Chapter 92.
Teach Them to Teach
Themselves

If you want a man to be for you, never let him feel he is dependent on you. Make him feel you are in some way dependent on him.

—General George C. Marshall



Scott remembers a story that Mr. Mercado told him about the musical virtuoso Jascha Heifetz and the always unplayable Tchaikovsky violin concerto.

Heifetz’s teacher was the great German violinist Leopold Auer. Mercado said, “Auer himself could not play the Tchaikovsky violin concerto up to speed. It’d never been performed up to speed before Heifetz.”

Heifetz was the first one to perform this piece up to speed! And if Auer, his teacher, could not perform it up to speed, and he was teaching Heifetz, how then was Heifetz able to do it?

Some people might say, “Well, he was just a talent.”

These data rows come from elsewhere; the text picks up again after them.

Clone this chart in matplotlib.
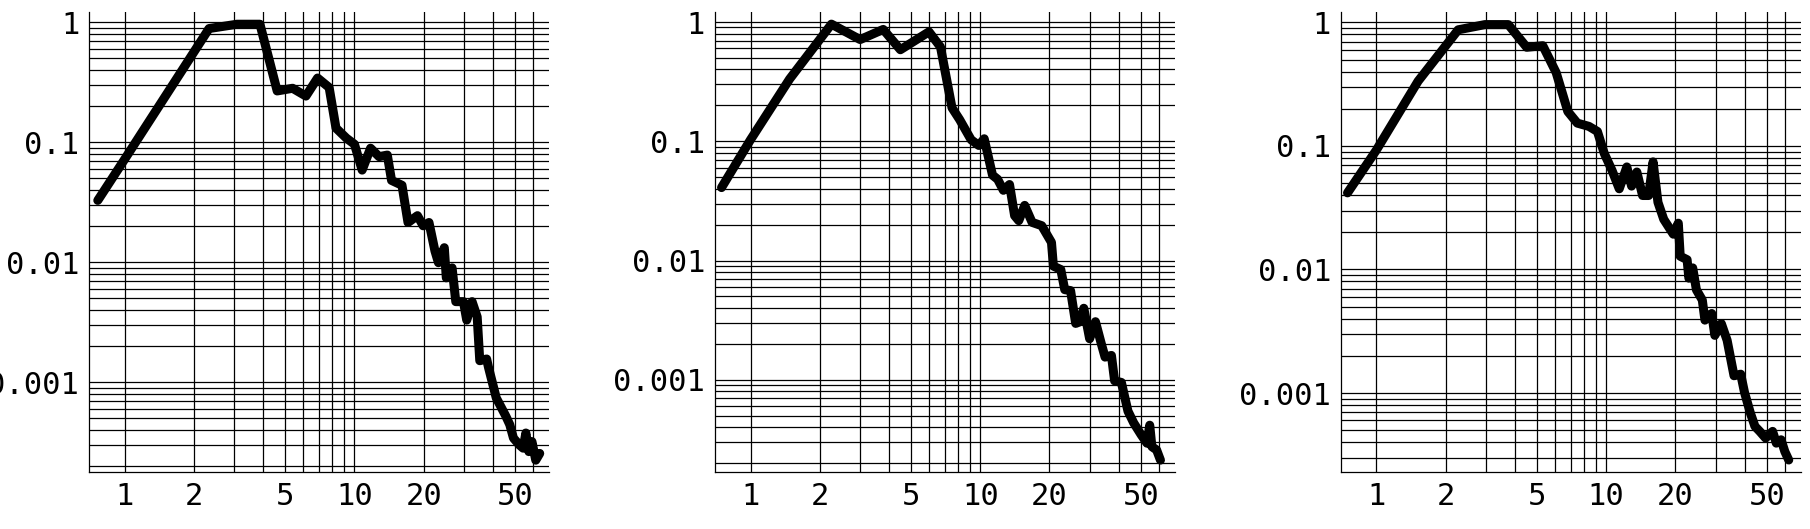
import matplotlib
matplotlib.use("Agg")
import matplotlib.pyplot as plt
from matplotlib.ticker import FixedLocator, FixedFormatter, NullFormatter

# three spectra (x, y)
x1 = [0.764, 1.0, 2.33, 3.08, 3.88, 4.61, 5.38, 6.15, 6.91, 7.76, 8.31, 9.22, 10.0,
      10.8, 11.75, 12.8, 13.9, 14.5, 16.1, 17.1, 18.8, 19.9, 21.1, 22.4, 23.2, 24.6,
      25.1, 26.6, 27.6, 29.8, 30.8, 32.5, 34.2, 35.1, 37.6, 38.3, 41.4, 45.6, 47.4,
      49.2, 52.2, 54.2, 55.7, 57.4, 59.2, 61.5, 64.0]
y1 = [0.0327, 0.072, 0.884, 0.96, 0.96, 0.267, 0.281, 0.242, 0.342, 0.285, 0.131, 0.108,
      0.096, 0.0585, 0.089, 0.0757, 0.078, 0.048, 0.0437, 0.0214, 0.0244, 0.0201, 0.0214,
      0.0124, 0.0099, 0.0132, 0.0074, 0.00896, 0.00469, 0.00469, 0.00329, 0.00469, 0.0035,
      0.00151, 0.00156, 0.00133, 0.00074, 0.00052, 0.000443, 0.000342, 0.00030, 0.000282,
      0.000377, 0.000264, 0.00032, 0.000224, 0.000255]

x2 = [0.748, 1.0, 1.48, 2.25, 3.0, 3.78, 4.49, 5.98, 6.71, 7.53, 8.13, 9.12, 9.85, 10.4,
      11.3, 11.9, 12.6, 13.4, 14.1, 14.7, 15.6, 16.8, 18.5, 20.4, 20.8, 22.4, 23.3, 24.7,
      26.0, 27.2, 28.2, 29.9, 31.7, 33.6, 34.9, 37.2, 38.4, 41.1, 43.9, 46.5, 50.1, 53.1,
      54.6, 55.8, 58.5, 60.8]
y2 = [0.0409, 0.103, 0.333, 0.96, 0.713, 0.867, 0.586, 0.828, 0.618, 0.191, 0.152, 0.103,
      0.0923, 0.105, 0.052, 0.048, 0.0388, 0.0434, 0.0238, 0.0216, 0.029, 0.0209, 0.0196,
      0.0142, 0.00898, 0.0084, 0.0057, 0.0056, 0.00297, 0.00307, 0.00398, 0.00221, 0.00307,
      0.00201, 0.00155, 0.0016, 0.00098, 0.00095, 0.000546, 0.000435, 0.000346, 0.000294,
      0.000416, 0.000275, 0.000258, 0.000212]

x3 = [0.749, 1.0, 1.52, 2.27, 2.97, 3.75, 4.51, 5.30, 6.06, 6.81, 7.49, 8.41, 9.16, 9.81,
      10.6, 11.4, 12.3, 12.9, 13.6, 14.4, 15.3, 16.0, 16.8, 17.8, 19.6, 20.6, 21.0, 22.5,
      22.9, 23.8, 24.7, 26.2, 26.9, 28.8, 29.7, 31.7, 33.6, 36.0, 38.5, 40.0, 42.4, 44.4,
      46.6, 49.4, 53.0, 55.0, 57.7, 59.9, 62.3]
y3 = [0.0417, 0.0925, 0.335, 0.871, 0.96, 0.96, 0.629, 0.648, 0.392, 0.19, 0.153, 0.144,
      0.131, 0.087, 0.0635, 0.045, 0.0676, 0.0473, 0.0615, 0.0397, 0.0397, 0.0743, 0.035,
      0.0255, 0.0193, 0.0237, 0.0128, 0.012, 0.0085, 0.0103, 0.00684, 0.00566, 0.00389,
      0.0044, 0.00293, 0.00365, 0.00267, 0.00138, 0.00142, 0.00101, 0.00069, 0.000537,
      0.000489, 0.000432, 0.000489, 0.000393, 0.000418, 0.000336, 0.000287]

series = [(x1, y1), (x2, y2), (x3, y3)]
y_bottoms = [1.79e-4, 1.69e-4, 2.3e-4]

x_major = [1, 2, 5, 10, 20, 50]
x_labels = ["1", "2", "5", "10", "20", "50"]
x_minor = [3, 4, 6, 7, 8, 9, 30, 40, 60]
y_major = [1e-4, 1e-3, 1e-2, 1e-1, 1]
y_labels = ["0.0001", "0.001", "0.01", "0.1", "1"]
y_minor = [m * 10.0 ** e for e in range(-5, 1) for m in range(2, 10)]

plt.rcParams["font.family"] = "DejaVu Sans Mono"
plt.rcParams["font.size"] = 22

fig, axes = plt.subplots(1, 3, figsize=(18.1, 5.29), dpi=100)
fig.subplots_adjust(left=0.0492, right=0.995, bottom=0.108, top=0.977, wspace=0.36)

for ax, (xs, ys), yb in zip(axes, series, y_bottoms):
    ax.plot(xs, ys, color="black", lw=6.5, solid_joinstyle="round", solid_capstyle="round", zorder=3)
    ax.set_xscale("log")
    ax.set_yscale("log")
    ax.set_xlim(0.7, 70.4)
    ax.set_ylim(yb, 1.21)

    ax.xaxis.set_major_locator(FixedLocator(x_major))
    ax.xaxis.set_major_formatter(FixedFormatter(x_labels))
    ax.xaxis.set_minor_locator(FixedLocator(x_minor))
    ax.xaxis.set_minor_formatter(NullFormatter())
    ax.yaxis.set_major_locator(FixedLocator(y_major))
    ax.yaxis.set_major_formatter(FixedFormatter(y_labels))
    ax.yaxis.set_minor_locator(FixedLocator(y_minor))
    ax.yaxis.set_minor_formatter(NullFormatter())

    ax.grid(True, which="both", color="black", lw=0.9)
    ax.tick_params(which="both", length=0)
    ax.tick_params(axis="x", pad=7)
    ax.tick_params(axis="y", pad=7)
    for side in ["top", "right"]:
        ax.spines[side].set_visible(False)
    for side in ["left", "bottom"]:
        ax.spines[side].set_linewidth(0.9)

fig.savefig("out.png", dpi=100)
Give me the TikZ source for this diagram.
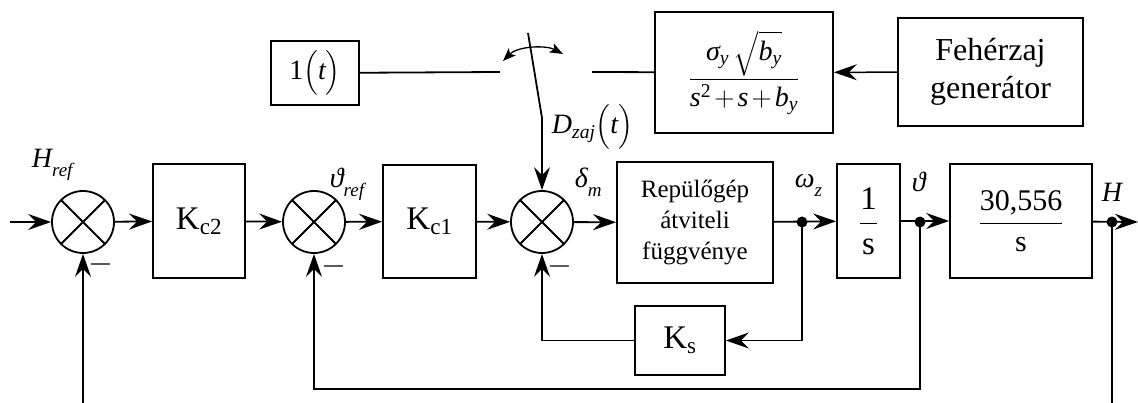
\RequirePackage{fix-cm}
\documentclass[tikz,border=0pt]{standalone}
\usepackage{amsmath}
\usepackage{fontspec}
\setmainfont{Liberation Serif}
\usetikzlibrary{arrows.meta}
\newcommand{\mi}[1]{\text{\itshape #1}}
\newcommand{\mr}[1]{\text{\upshape #1}}
\newcommand{\lsub}[1]{\raisebox{-0.3em}{\fontsize{19}{19}\selectfont\itshape #1}}
\begin{document}
\begin{tikzpicture}[x=1pt,y=-1pt,line width=1.8pt,
  arr/.style={-{Stealth[length=23pt,width=16pt,inset=8pt]}},
  sarr/.style={{Stealth[length=13pt,width=10pt,inset=3pt]}-{Stealth[length=13pt,width=10pt,inset=3pt]}},
  blk/.style={draw,rectangle,inner sep=0pt,align=center,font=\fontsize{28}{33}\selectfont},
  sumj/.style={draw,circle,minimum size=62pt,inner sep=0pt,
    path picture={\draw[line width=1.8pt] (path picture bounding box.north west) -- (path picture bounding box.south east)
      (path picture bounding box.north east) -- (path picture bounding box.south west);}},
  lbl/.style={anchor=base west,inner sep=0pt,font=\fontsize{28}{33}\selectfont},
  mns/.style={inner sep=0pt,font=\fontsize{32}{36}\selectfont},
  dot/.style={circle,fill,inner sep=0pt,minimum size=11pt}]
\useasboundingbox (0,0) rectangle (1138,403);
% main chain
\node[sumj] (s1) at (83,222) {};
\node[blk,minimum width=92pt,minimum height=114pt] (kc2) at (199,221) {\fontsize{33}{36}\selectfont K\textsubscript{c2}};
\node[sumj] (s2) at (314,222) {};
\node[blk,minimum width=93pt,minimum height=113pt] (kc1) at (429.5,221.5) {\fontsize{33}{36}\selectfont K\textsubscript{c1}};
\node[sumj] (s3) at (542,222) {};
\node[blk,minimum width=156pt,minimum height=121pt,font=\fontsize{25}{31}\selectfont] (rep) at (695,222.5) {Repülőgép\\átviteli\\függvénye};
\node[blk,minimum width=63pt,minimum height=114pt,font=\fontsize{33}{38}\selectfont] (ones) at (868.5,221) {$\dfrac{\mr{1}}{\mr{s}}$};
\node[blk,minimum width=142pt,minimum height=114pt,font=\fontsize{30}{36}\selectfont] (g) at (1021,221) {$\dfrac{\mr{30,556}}{\mr{s}}$};
\node[blk,minimum width=90pt,minimum height=69pt] (ks) at (680,340.5) {\fontsize{33}{36}\selectfont K\textsubscript{s}};
% top part
\node[blk,minimum width=88pt,minimum height=64pt] (stp) at (315,73) {$\mr{1}\big(\mi{t}\big)$};
\node[blk,minimum width=178pt,minimum height=121pt] (filt) at (744,72.5) {$\dfrac{\mi{σ}_{\mi{y}}\,\sqrt{\mi{b}_{\mi{y}}}}{\mi{s}^{\mr{2}}\mkern-2mu+\mkern-2mu\mi{s}\mkern-2mu+\mkern-2mu\mi{b}_{\mi{y}}}$};
\node[blk,minimum width=185pt,minimum height=108pt,font=\fontsize{32}{38}\selectfont] (feh) at (990.5,72) {Fehérzaj\\generátor};
% coordinates
\coordinate (in) at (10,222);
\coordinate (out) at (1138,222);
\node[dot] (d1) at (802,222) {};
\node[dot] (d2) at (920,222) {};
\node[dot] (d3) at (1112,222) {};
\coordinate (c2) at (920,389);
\coordinate (fb1) at (83,403);
\coordinate (fb3) at (1112,403);
\coordinate (swl) at (500,72);
\coordinate (swr) at (592,72);
\coordinate (swa) at (528,33);
\coordinate (swb) at (542,118);
\coordinate (arcl) at (503,61);
\coordinate (arcr) at (563,54);
% connectors
\draw[arr] (in) -- (s1);
\draw[arr] (s1) -- (kc2);
\draw[arr] (kc2) -- (s2);
\draw[arr] (s2) -- (kc1);
\draw[arr] (kc1) -- (s3);
\draw[arr] (s3) -- (rep);
\draw[arr] (rep) -- (ones);
\draw[arr] (ones) -- (g);
\draw[arr] (g) -- (out);
\draw[arr] (d1.center) |- (ks);
\draw[arr] (ks) -| (s3);
\draw[arr] (d2.center) -- (c2) -| (s2);
\draw (d3.center) -- (fb3);
\draw[arr] (fb1) -- (s1);
\draw (stp) -- (swl);
\draw (swr) -- (filt);
\draw (swa) -- (swb);
\draw[arr] (swb) -- (s3);
\draw[arr,line width=1.5pt] (feh) -- (filt);
\draw[sarr,line width=1.3pt] (arcl) .. controls (518,46) and (546,45) .. (arcr);
% labels
\node[lbl] (lh) at (31,168) {\mi{H}\lsub{ref}};
\node[lbl] (lt) at (329,188) {\mi{ϑ}\lsub{ref}};
\node[lbl] (ld) at (574,188) {\mi{δ}\lsub{m}};
\node[lbl] (lw) at (794,188) {\mi{ω}\lsub{z}};
\node[lbl] (lt2) at (911,192) {\mi{ϑ}};
\node[lbl] (lH) at (1101,202) {\mi{H}};
\node[lbl] (lD) at (551,134) {$\mi{D}_{\mi{zaj}}\big(\mi{t}\big)$};
\node[mns] (m1) at (101,265) {$-$};
\node[mns] (m2) at (334,267) {$-$};
\node[mns] (m3) at (560,267) {$-$};
\end{tikzpicture}
\end{document}
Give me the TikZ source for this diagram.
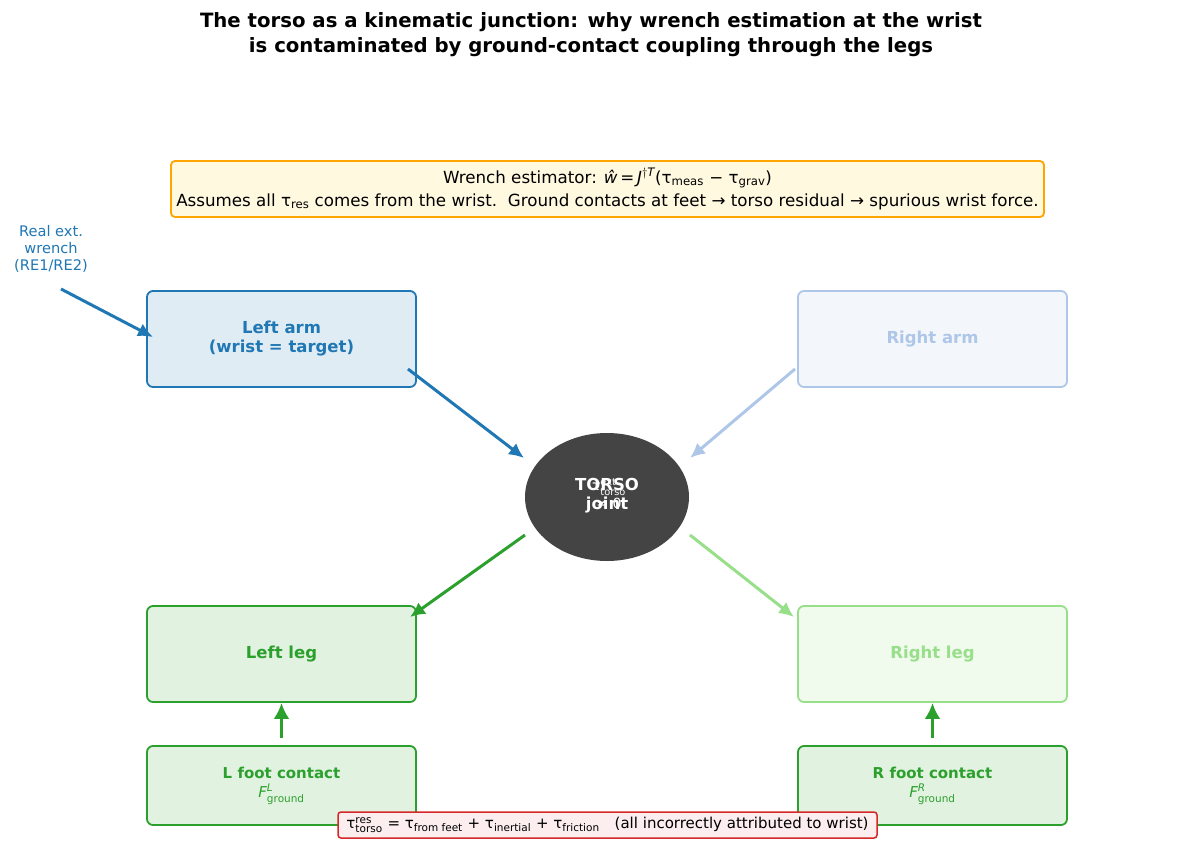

But that wasn’t the explanation according to Mr. Mercado. He said, “Scott, if Auer was only teaching Heifetz how to play like Auer, then Heifetz would have never performed that Tchaikovsky violin concerto up to speed. But that isn’t what Auer was doing. He was teaching him how to teach himself how to play the instrument. And that’s how he learned to become better than his teacher.”

This is a very powerful distinction. And that really is why Auer was such an extraordinary teacher.

Your goal is to teach like Leopold Auer taught, absolutely unafraid of the people you lead being better than you are. Because that’s what a great coach and leader does. They don’t teach us how to have a great career. They teach us how to teach ourselves how to have a great career.